For most hobbyist applications, an SWR meter and signal strength comparisons will provide sufficient verification of antenna performance.

Are there legal restrictions on 2.4 GHz antenna gain?

Regulations vary by country, but generally:

• United States (FCC Part 15):
  • No explicit gain limits for 2.4 GHz antennas
  • Total radiated power (EIRP) must not exceed 36 dBm (4 watts)
  • Must accept any interference received
• European Union (ETSI EN 300 328):
  • EIRP limit of 20 dBm (100 mW) for most applications
  • Higher power allowed with DFS (Dynamic Frequency Selection)
  • Antennas must be professionally installed if gain exceeds 6 dBi
• Amateur Radio (varies by license class):
  • Generally no antenna gain restrictions
  • Power limits apply (typically 1500 watts PEP)
  • Must not cause harmful interference

Always check with your local regulatory authority for specific rules. For official FCC regulations, visit the FCC website.

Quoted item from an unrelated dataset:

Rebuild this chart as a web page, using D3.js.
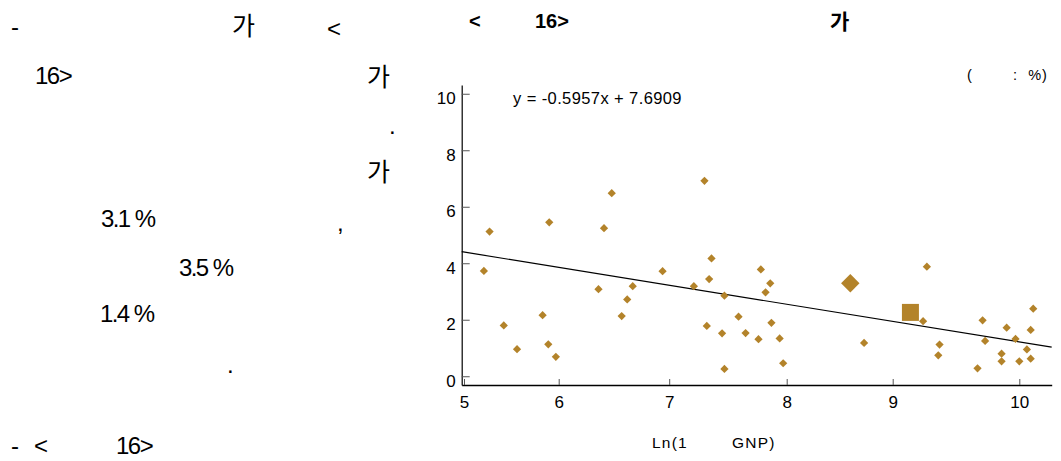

Can I use multiple antennas to improve performance?

Yes, but there are important considerations:

• Diversity Systems:
  • Use two antennas with different polarization or spacing
  • Can reduce multipath fading
  • Common in WiFi access points
• MIMO (Multiple Input Multiple Output):
  • Requires multiple radio chains
  • Antennas must be properly spaced (typically ≥λ/2)
  • Used in 802.11n/ac/ax WiFi standards
• Phased Arrays:
  • Multiple antennas with controlled phase relationships
  • Can electronically steer the beam
  • Complex to implement at 2.4 GHz

Important: Simply connecting multiple antennas to a single radio will not improve performance and may actually degrade it due to impedance mismatches and signal cancellation.